Kansas City Massacre
"Sometimes the memory of an event is ephemeral as a birthday candle, while its consequences last as long as a Christmas fruitcake."
• Michael Flack
Frank "Jelly" Nash¹ was a career criminal who was being transported by the Department of Investigations (the DOI) to the United States Penitentiary at Leavenworth, KS when he, three police officers, and one DOI agent were killed by three unknown Tommy gun-wielding assailants at the Kansas City Union Station on June 17, 1933. While Charles "Pretty Boy" Floyd and Adam Richetti were indicted for the massacre, with Floyd subsequently killed in a shootout with law enforcement and Richetti later executed, an alternate theory is that they were completely innocent and the massacre was really just a hit on Nash to prevent him from cooperating with the authorities.
*Note: You can read a blow-by-blow account of the massacre below.
The Kansas City Massacre changed the DOI. Prior to this, agents did not have the authority to carry firearms or make arrests, but a year later as a direct result of the massacre, Congress gave them the authority. The DOI then subsequently acquired their first Thompson submachine guns and Winchester Model 1907 self-loading rifles.
On March 22, 1935, the DOI was subsequently renamed the Federal Bureau of Investigation.
And the rest is history . . .
November 19, 2020
Union Station: Then (June 17, 1935) & Now (November 19, 2020)
Footnotes:
¹ "Jelly" (shortened from "Jellybean") was a childhood nickname, due to his poise and his well-groomed appearance (although some associate the nickname with the explosives used to open bank safes).
* According to Jay Robert Nash (no relation), Annals of Crime:
The three assailants all held Thompson submachine guns and . . . shouted to the lawmen: "Up! Up! Get 'em up!" The four lawmen outside the car, Agent Vetterli, Agent Caffrey, Detective Hermanson, and Detective Grooms, stood motionless for some seconds, their eyes riveted on the three gangsters slowly approaching, guns aimed directly at them.
Then Grooms' hand instinctively reached into his coat pocket and he withdrew his police revolver. He fired two shots, and although one appeared to hit a heavyset gunman in the arm, the gunman showed no signs of being wounded.
"No! No!" Frank Nash shouted from inside the car.
Then one assailant said "Let 'em have it!" to the other two gunmen.

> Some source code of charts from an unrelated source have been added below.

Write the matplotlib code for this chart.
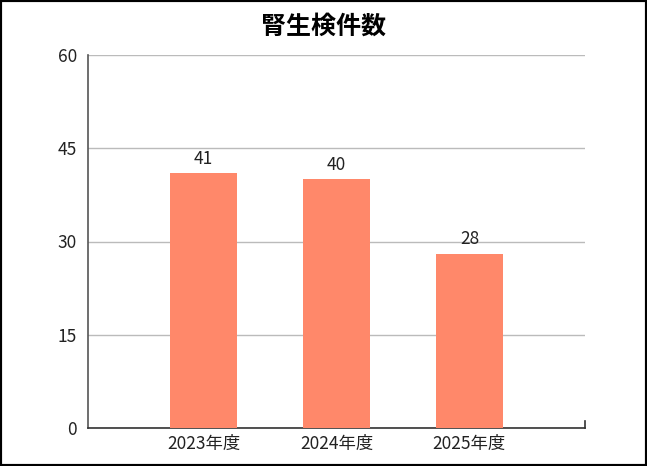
import matplotlib
matplotlib.use("Agg")
import matplotlib.pyplot as plt
from matplotlib.patches import Rectangle

plt.rcParams['font.family'] = ['Noto Sans CJK JP', 'DejaVu Sans']

categories = ['2023年度', '2024年度', '2025年度']
values = [41, 40, 28]
yticks = [0, 15, 30, 45, 60]
title = '腎生検件数'
bar_color = '#FF886A'

fig = plt.figure(figsize=(6.47, 4.66), dpi=100)
ax = fig.add_axes([88/647, 1-428/466, (585-88)/647, (428-55)/466])

x = list(range(len(categories)))
bars = ax.bar(x, values, width=0.5, color=bar_color, zorder=3)
for xi, v in zip(x, values):
    ax.annotate(str(v), (xi, v), xytext=(0, 4), textcoords='offset points',
                ha='center', va='bottom', fontsize=12.5, color='#222222')

ax.set_xlim(-0.87, 2.87)
ax.set_ylim(0, 60)
ax.set_yticks(yticks)
ax.set_xticks(x)
ax.set_xticklabels(categories)
ax.tick_params(axis='both', length=0, labelsize=12.5, colors='#222222')
ax.tick_params(axis='y', pad=8)
ax.tick_params(axis='x', pad=5)
ax.grid(axis='y', color='#BBBBBB', linewidth=1, zorder=0)
for s in ['top', 'right']:
    ax.spines[s].set_visible(False)
ax.spines['left'].set_color('#555555')
ax.spines['bottom'].set_color('#333333')
ax.spines['left'].set_linewidth(1.2)
ax.spines['bottom'].set_linewidth(1.2)
# small tick at right end of x-axis
ax.plot([1, 1], [0, 0.02], transform=ax.transAxes, color='#333333', lw=1.2, clip_on=False)

fig.suptitle(title, y=1-27/466, va='center', fontsize=18, fontweight='bold')

fig.patches.append(Rectangle((0, 0), 1, 1, transform=fig.transFigure,
                             fill=False, edgecolor='black', linewidth=3))
fig.savefig('out.png', dpi=100)
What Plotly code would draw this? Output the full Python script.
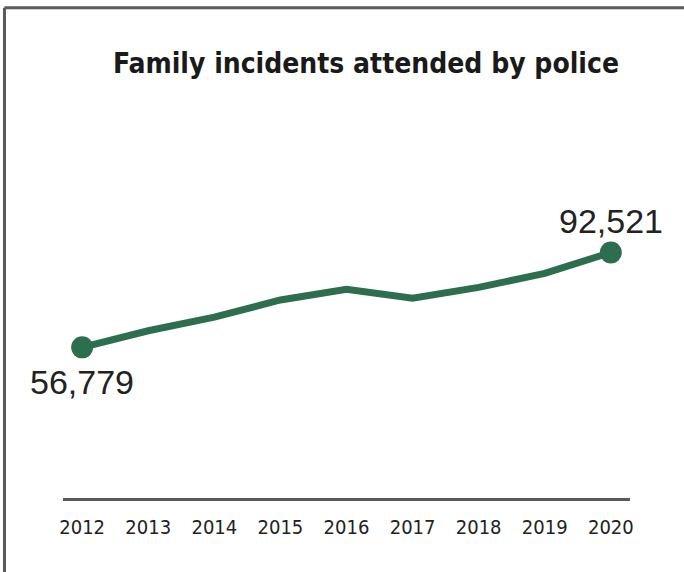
import plotly.graph_objects as go

# Family incidents attended by police, by year
years = [2012, 2013, 2014, 2015, 2016, 2017, 2018, 2019, 2020]
incidents = [56779, 63030, 68150, 74650, 78700, 75300, 79400, 84650, 92521]
tick_labels = [str(y) for y in years]

GREEN = "#2d6e4f"
BORDER = "#5a5a5a"
CONDENSED = "DejaVu Sans Condensed, Liberation Sans Narrow, Arial Narrow, sans-serif"

fig = go.Figure()

fig.add_trace(go.Scatter(
    x=years, y=incidents, mode="lines",
    line=dict(color=GREEN, width=7),
    hoverinfo="skip", showlegend=False,
))

# End-point markers
fig.add_trace(go.Scatter(
    x=[years[0], years[-1]], y=[incidents[0], incidents[-1]],
    mode="markers",
    marker=dict(color=GREEN, size=22),
    hoverinfo="skip", showlegend=False, cliponaxis=False,
))

label_font = dict(family="Liberation Sans, Arial, sans-serif", size=34, color="#222222")
annotations = [
    dict(x=years[0], y=incidents[0], xref="x", yref="y", text=f"{incidents[0]:,}",
         showarrow=False, xanchor="center", yanchor="middle", yshift=-35, font=label_font),
    dict(x=years[-1], y=incidents[-1], xref="x", yref="y", text=f"{incidents[-1]:,}",
         showarrow=False, xanchor="center", yanchor="middle", yshift=32, font=label_font),
]

fig.update_layout(
    width=684, height=572,
    margin=dict(l=63, r=54, t=100, b=74),
    paper_bgcolor="white", plot_bgcolor="white",
    title=dict(
        text="<b>Family incidents attended by police</b>",
        x=0.535, xanchor="center", y=0.89, yanchor="middle",
        font=dict(family=CONDENSED, size=28, color="#1a1a1a"),
    ),
    xaxis=dict(
        range=[2011.71, 2020.29], tickmode="array", tickvals=years, ticktext=tick_labels,
        showgrid=False, zeroline=False, showline=True, linecolor=BORDER, linewidth=3,
        ticks="", ticklen=0, ticklabelstandoff=9,
        tickfont=dict(family=CONDENSED, size=20, color="#222222"),
    ),
    yaxis=dict(range=[0, 150000], visible=False, showgrid=False, zeroline=False),
    annotations=annotations,
    shapes=[
        dict(type="line", xref="paper", yref="paper",
             x0=-0.1032, x1=1.1, y0=1.232, y1=1.232, line=dict(color=BORDER, width=3)),
        dict(type="line", xref="paper", yref="paper",
             x0=-0.1032, x1=-0.1032, y0=1.232, y1=-0.2, line=dict(color=BORDER, width=3)),
    ],
)

fig.write_html("out.html")
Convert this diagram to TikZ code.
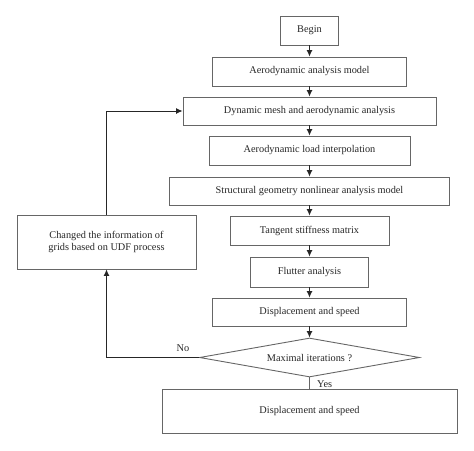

Three submachine guns sent a torrent of bullets into Caffrey's car and sprayed the group of officers inside and outside the car. Two of the assailants ran around behind the Caffrey car, continuing to fire at it so that it was caught in a cross fire. Within seconds, the killers fled and five men were dead: FBI agent Caffrey, Chief Reed, detectives Grooms and Hermanson, and Frank Nash, the very man the attackers had intended to free. Nash was not wearing his traditional wig when found behind the wheel of the car. He had removed the wig and waved it at the machine gunners so that he could be properly identified.